Atau itulah opiniku jika menontonnya setelah membaca bukunya. Akan tetapi, aku merasa sangat beruntung karena aku menonton filmnya sebelum membaca bukunya kali ini. Aku sangat terhibur filmnya dan segerla lari ke toko buku terdekat untuk memborong kelima buku ini sekaligus. Jadi, begini kondisinya. Opiniku ketika menonton sebelum membaca buku: WOW Keren banget. Opininku ketika menonton setelah membaca buku: SIALAN!! Mau kulempar pake sepatu atau apa? Jadi perbedaannya terasa sekali. Mungkin karena kualitas bukunya yang luar biasa sekali.

Kalau ada yang kusukai lebih bagaimana hubungan orang tua-anak antara para dewa dan demigod yang terlihat JAUH lebih dekat di film ini. Aku terbelah di sini. Di sisi lain, aku sangat menyukainya. Akan tetapi, di sisi lain aku sadar ini cedera fatal untuk ketepatan film dengan buku dan dengan mitologi aslinya.
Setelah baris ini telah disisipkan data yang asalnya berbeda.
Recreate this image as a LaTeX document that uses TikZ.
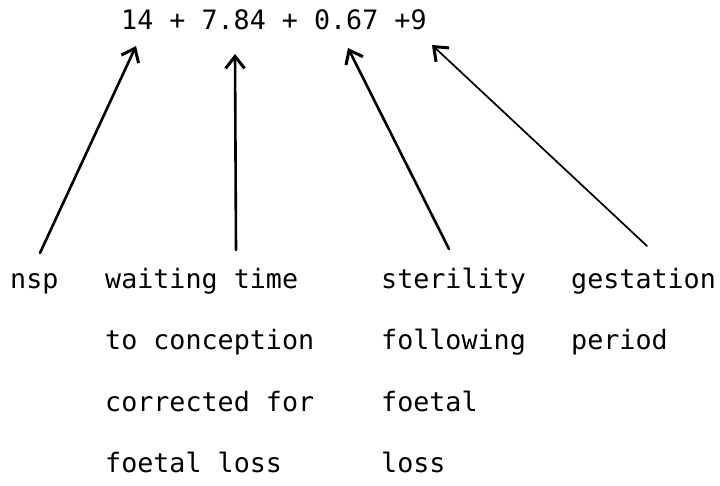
\documentclass[tikz,border=0pt]{standalone}
\usepackage{fontspec}
\setmonofont{DejaVu Sans Mono}
\usetikzlibrary{arrows.meta}
\begin{document}
\begin{tikzpicture}[x=1bp,y=-1bp,
  lbl/.style={font=\ttfamily\fontsize{26.8}{30}\selectfont, anchor=base west, inner sep=0pt},
  ptr/.style={line width=2.6bp, line cap=round,
    -{Straight Barb[length=12bp,width=19bp,line width=3bp]}},
  thinptr/.style={ptr, line width=1.7bp}]
\useasboundingbox (0,0) rectangle (720,486);

% the sum
\node[lbl] (sum) at (121,30) {14 + 7.84 + 0.67 +9};

% labels under the sum
\node[lbl] (nsp) at (10,288) {nsp};
\node[lbl] (w1) at (105,288) {waiting time};
\node[lbl] (w2) at (105,349.5) {to conception};
\node[lbl] (w3) at (105,411) {corrected for};
\node[lbl] (w4) at (105,472) {foetal loss};
\node[lbl] (s1) at (381,288) {sterility};
\node[lbl] (s2) at (381,349.5) {following};
\node[lbl] (s3) at (381,411) {foetal};
\node[lbl] (s4) at (381,472) {loss};
\node[lbl] (g1) at (571,288) {gestation};
\node[lbl] (g2) at (571,349.5) {period};

% arrow ends
\coordinate (nspTail) at (40,253);
\coordinate (nspTip) at (136,46);
\coordinate (wTail) at (236,250);
\coordinate (wTip) at (235,54);
\coordinate (sTail) at (449,249);
\coordinate (sTip) at (348,48);
\coordinate (gTail) at (647,246);
\coordinate (gTip) at (432,45);

\draw[ptr] (nspTail) -- (nspTip);
\draw[ptr] (wTail) -- (wTip);
\draw[ptr] (sTail) -- (sTip);
\draw[thinptr] (gTail) -- (gTip);
\end{tikzpicture}
\end{document}
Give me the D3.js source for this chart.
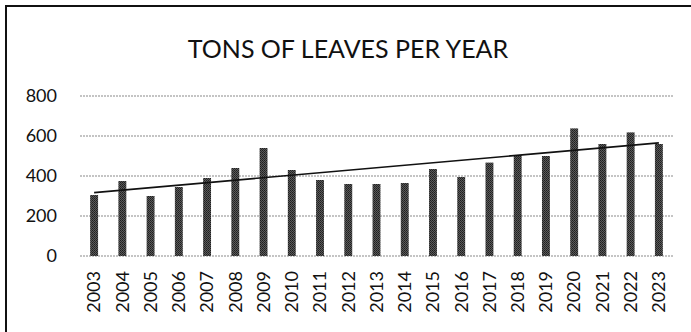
<!DOCTYPE html>
<html>
<head>
<meta charset="utf-8">
<script src="https://cdn.jsdelivr.net/npm/d3@7"></script>
<style>
  body { margin: 0; background: #fff; }
  svg { display: block; font-family: Lato, "Open Sans", sans-serif; }
</style>
</head>
<body>
<div id="chart"></div>
<script>
// Data
const years = ["2003","2004","2005","2006","2007","2008","2009","2010","2011","2012","2013",
               "2014","2015","2016","2017","2018","2019","2020","2021","2022","2023"];
const tons = [305, 375, 300, 345, 390, 440, 540, 430, 380, 360, 360,
              365, 435, 395, 467, 505, 500, 638, 560, 618, 560];
const yTicks = [0, 200, 400, 600, 800];
const title = "TONS OF LEAVES PER YEAR";

const width = 691, height = 332;
const margin = {top: 96, right: 18, bottom: 76, left: 80};

const svg = d3.select("#chart")
    .append("svg")
    .attr("width", width)
    .attr("height", height);

// stippled fill like the scanned bars
const defs = svg.append("defs");
const pat = defs.append("pattern")
    .attr("id", "stipple")
    .attr("width", 2).attr("height", 2)
    .attr("patternUnits", "userSpaceOnUse");
pat.append("rect").attr("width", 2).attr("height", 2).attr("fill", "#5a5a5a");
pat.append("rect").attr("width", 1).attr("height", 1).attr("fill", "#1e1e1e");
pat.append("rect").attr("x", 1).attr("y", 1).attr("width", 1).attr("height", 1).attr("fill", "#2a2a2a");

// chart frame (right and bottom edges are cut off in the scan)
svg.append("rect")
    .attr("x", 6).attr("y", 6)
    .attr("width", 700).attr("height", 330)
    .attr("fill", "none")
    .attr("stroke", "#111")
    .attr("stroke-width", 2);

svg.append("text")
    .attr("x", 348)
    .attr("y", 58)
    .attr("text-anchor", "middle")
    .style("font-size", "25px")
    .style("fill", "#111")
    .text(title);

const x = d3.scaleBand()
    .domain(years)
    .range([margin.left, width - margin.right])
    .paddingInner(0.72)
    .paddingOuter(0.36);

const y = d3.scaleLinear()
    .domain([0, 800])
    .range([height - margin.bottom, margin.top]);

// gridlines
svg.append("g")
    .selectAll("line")
    .data(yTicks)
    .enter()
    .append("line")
    .attr("x1", margin.left)
    .attr("x2", width - margin.right)
    .attr("y1", d => y(d))
    .attr("y2", d => y(d))
    .attr("stroke", "#8a8a8a")
    .attr("stroke-width", 1.2)
    .attr("stroke-dasharray", "2,1");

// y axis labels
const yAxis = svg.append("g")
    .attr("transform", "translate(" + (margin.left - 23) + ",0)")
    .call(d3.axisLeft(y).tickValues(yTicks).tickSize(0).tickPadding(0));
yAxis.select(".domain").remove();
yAxis.selectAll("text")
    .style("font-size", "18px")
    .style("font-family", "Lato, 'Open Sans', sans-serif")
    .style("fill", "#111");

// bars
svg.append("g")
    .selectAll("rect")
    .data(tons)
    .enter()
    .append("rect")
    .attr("x", (d, i) => x(years[i]))
    .attr("y", d => y(d))
    .attr("width", x.bandwidth())
    .attr("height", d => y(0) - y(d))
    .attr("fill", "url(#stipple)");

// x axis labels, rotated
const xAxis = svg.append("g")
    .attr("transform", "translate(0," + (y(0) + 15) + ")")
    .call(d3.axisBottom(x).tickSize(0).tickPadding(0));
xAxis.select(".domain").remove();
xAxis.selectAll("text")
    .attr("transform", "rotate(-90)")
    .attr("x", 0)
    .attr("y", 0)
    .attr("dy", "0.35em")
    .style("text-anchor", "end")
    .style("font-size", "18px")
    .style("font-family", "Lato, 'Open Sans', sans-serif")
    .style("fill", "#111");

// linear trendline (least squares over the bars)
const n = tons.length;
const xs = d3.range(n);
const mx = d3.mean(xs), my = d3.mean(tons);
const slope = d3.sum(xs, i => (i - mx) * (tons[i] - my)) / d3.sum(xs, i => (i - mx) * (i - mx));
const icpt = my - slope * mx;
const cx = i => x(years[i]) + x.bandwidth() / 2;

svg.append("line")
    .attr("x1", cx(0))
    .attr("y1", y(icpt))
    .attr("x2", cx(n - 1))
    .attr("y2", y(icpt + slope * (n - 1)))
    .attr("stroke", "#111")
    .attr("stroke-width", 1.6);
</script>
</body>
</html>
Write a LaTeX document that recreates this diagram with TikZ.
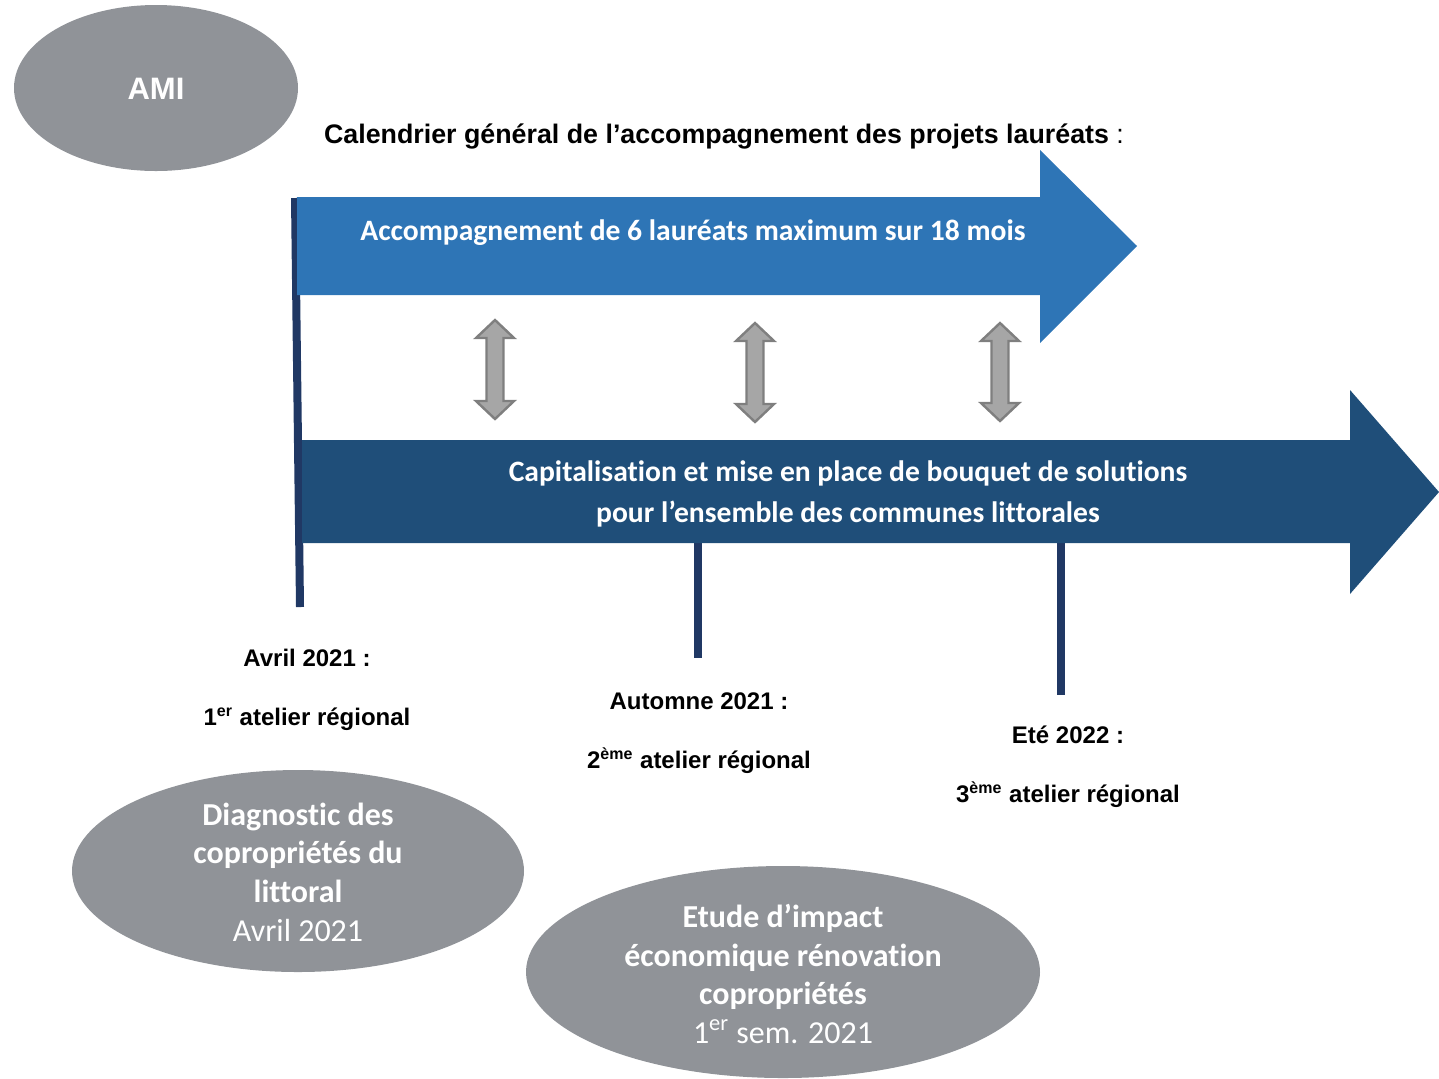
\documentclass[tikz,border=0pt]{standalone}
\usepackage{fontspec}
\setmainfont{Liberation Sans}
\newfontfamily\carlito[Ligatures=NoCommon]{Carlito}
\usepackage{tikz}

\definecolor{ovalgrey}{RGB}{144,147,152}
\definecolor{arrowblue}{RGB}{46,117,182}
\definecolor{arrownavy}{RGB}{31,78,121}
\definecolor{poleblue}{RGB}{32,56,100}
\definecolor{dblfill}{RGB}{166,166,166}
\definecolor{dbldraw}{RGB}{127,127,127}

\tikzset{
  pole/.style={draw=poleblue, line width=4pt},
  dblarrow/.style={fill=dblfill, draw=dbldraw, line width=1.2pt, line join=miter},
  datelabel/.style={inner sep=0pt, font=\fontsize{12}{14}\bfseries},
  ovaltext/.style={inner sep=0pt, align=center, text=white, font=\carlito\fontsize{16}{19.3}\selectfont},
  bandtext/.style={inner sep=0pt, align=center, text=white, font=\carlito\fontsize{14.8}{20.5}\selectfont\bfseries}
}

\begin{document}
\begin{tikzpicture}[x=0.5pt,y=0.5pt,yscale=-1,xscale=1]
\useasboundingbox (0,0) rectangle (1439,1078);

%Shape: Ellipse [AMI]
\fill [ovalgrey] (156,88) ellipse (142 and 83);
% Text Node
\draw (156,89) node (ami) [inner sep=0pt, text=white, font=\fontsize{15.5}{17}\bfseries] {AMI};

% Text Node
\draw (724,136.5) node (title) [inner sep=0pt, font=\fontsize{13.4}{15}\selectfont] {{\bfseries Calendrier général de l’accompagnement des projets lauréats} :};

%Straight Lines [poles]
\draw [pole] (295,198) -- (300,607);
\draw [pole] (698,540) -- (698,658);
\draw [pole] (1061,540) -- (1061,695);

%Shape: Right Arrow [top band]
\fill [arrowblue] (297,197) -- (1040,197) -- (1040,150) -- (1137,246) -- (1040,343) -- (1040,295) -- (297,295) -- cycle;
% Text Node
\draw (693,233) node (band1) [bandtext] {Accompagnement de 6 lauréats maximum sur 18 mois};

%Shape: Right Arrow [bottom band]
\fill [arrownavy] (302,440) -- (1350,440) -- (1350,390) -- (1439,492) -- (1350,594) -- (1350,543) -- (302,543) -- cycle;
% Text Node
\draw (848,493.5) node (band2) [bandtext] {Capitalisation et mise en place de bouquet de solutions\\pour l’ensemble des communes littorales};

%Shape: Up Down Arrow [links between bands]
\draw [dblarrow, shift={(495,320)}] (0,0) -- (19,18) -- (8.5,18) -- (8.5,81) -- (19,81) -- (0,99) -- (-19,81) -- (-8.5,81) -- (-8.5,18) -- (-19,18) -- cycle;
\draw [dblarrow, shift={(755,323)}] (0,0) -- (19,18) -- (8.5,18) -- (8.5,81) -- (19,81) -- (0,99) -- (-19,81) -- (-8.5,81) -- (-8.5,18) -- (-19,18) -- cycle;
\draw [dblarrow, shift={(1000,323)}] (0,0) -- (19,18) -- (8.5,18) -- (8.5,80) -- (19,80) -- (0,98) -- (-19,80) -- (-8.5,80) -- (-8.5,18) -- (-19,18) -- cycle;

% Text Node
\draw (307,658) node (date1) [datelabel] {Avril 2021 :};
% Text Node
\draw (307,719) node (atelier1) [datelabel] {1\textsuperscript{er} atelier régional};
% Text Node
\draw (699,701) node (date2) [datelabel] {Automne 2021 :};
% Text Node
\draw (699,761) node (atelier2) [datelabel] {2\textsuperscript{ème} atelier régional};
% Text Node
\draw (1068,735) node (date3) [datelabel] {Eté 2022 :};
% Text Node
\draw (1068,795) node (atelier3) [datelabel] {3\textsuperscript{ème} atelier régional};

%Shape: Ellipse [diagnostic]
\fill [ovalgrey] (298,871) ellipse (226 and 101);
% Text Node
\draw (298,872) node (diag) [ovaltext] {\bfseries Diagnostic des\\\bfseries copropriétés du\\\bfseries littoral\\Avril 2021};

%Shape: Ellipse [etude]
\fill [ovalgrey] (783,972) ellipse (257 and 106);
% Text Node
\draw (783,974) node (etude) [ovaltext] {\bfseries Etude d’impact\\\bfseries économique rénovation\\\bfseries copropriétés\\1\textsuperscript{er} sem. 2021};

\end{tikzpicture}
\end{document}
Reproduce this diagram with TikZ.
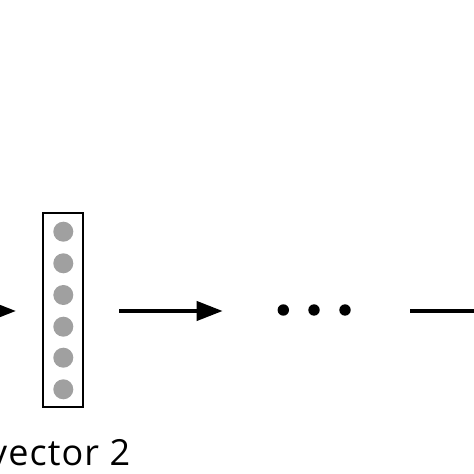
\documentclass[tikz,border=0pt]{standalone}
\usepackage{fontspec}
\setmainfont{Open Sans}
\newfontfamily\labfont[LetterSpace=3]{Open Sans}
\usetikzlibrary{arrows.meta}
\definecolor{neuron}{HTML}{A0A0A0}
\begin{document}
\begin{tikzpicture}[x=1pt,y=1pt,
  flow/.style={line width=4pt,-{Triangle[length=26pt,width=19pt]}},
  plainflow/.style={line width=4pt},
  neuronball/.style={circle,fill=neuron,minimum size=20pt,inner sep=0pt},
  dotball/.style={circle,fill=black,minimum size=11.4pt,inner sep=0pt},
  vecbox/.style={draw,line width=1.8pt,minimum width=40pt,minimum height=194pt,inner sep=0pt}]
\useasboundingbox (0,0) rectangle (474,474);
\begin{scope}
\clip (0,0) rectangle (474,474);
% vector box
\node[vecbox] (vec) at (63.3,163.7) {};
\foreach \i/\yy in {1/242.3,2/210.7,3/179,4/147.3,5/116.3,6/84.7}
  \node[neuronball] (n\i) at (63.3,\yy) {};
% left incoming arrow
\coordinate (lstart) at (-10,163);
\coordinate (ltip) at (16,163);
\draw[flow] (lstart) -- (ltip);
% middle arrow
\coordinate (mstart) at (119,163);
\coordinate (mtip) at (222.7,163);
\draw[flow] (mstart) -- (mtip);
% dots
\node[dotball] (d1) at (283.3,164) {};
\node[dotball] (d2) at (314,164) {};
\node[dotball] (d3) at (345,164) {};
% right outgoing line
\coordinate (rstart) at (410,162.5);
\coordinate (rend) at (490,162.5);
\draw[plainflow] (rstart) -- (rend);
% label
\node[anchor=base west,inner sep=0pt,font=\labfont\fontsize{36}{43}\selectfont] (lab) at (-11,9) {vector 2};
\end{scope}
\end{tikzpicture}
\end{document}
Let's see: The Mortal Instruments: City of Bones
Serial Sumber: The Mortal Instrumenst oleh Cassandra Clare
Film: Coming soon; City of Bones

Belum rilis memang filmnya, tapi ekspektasi orang-orang terhadap film ini sangat tinggi. Dibandingkan dengan YA story lain, seperti Twilight series, The Mortal Instruments memang lebih potensial untuk menjadi film yang sukses. Gabungan antara YA story, fantasi keren dan pertarungan epik ala Pemburu Bayangan, dasar mitologi yang lumayan keren, seharusnya semua menjadi racikan film yang dahsyat.

Jadi kita tunggu saja Juli 2013 nanti. Apakah masuk daftar serial adaptasi yang sukses atau masuk daftar serial adaftasi yang tidak selesai. Jika sukses besar, dijamin kita bakalan franchise film baru, karena ada 6 buku The Mortal Instruments dan 3 buku The Infernal Devices.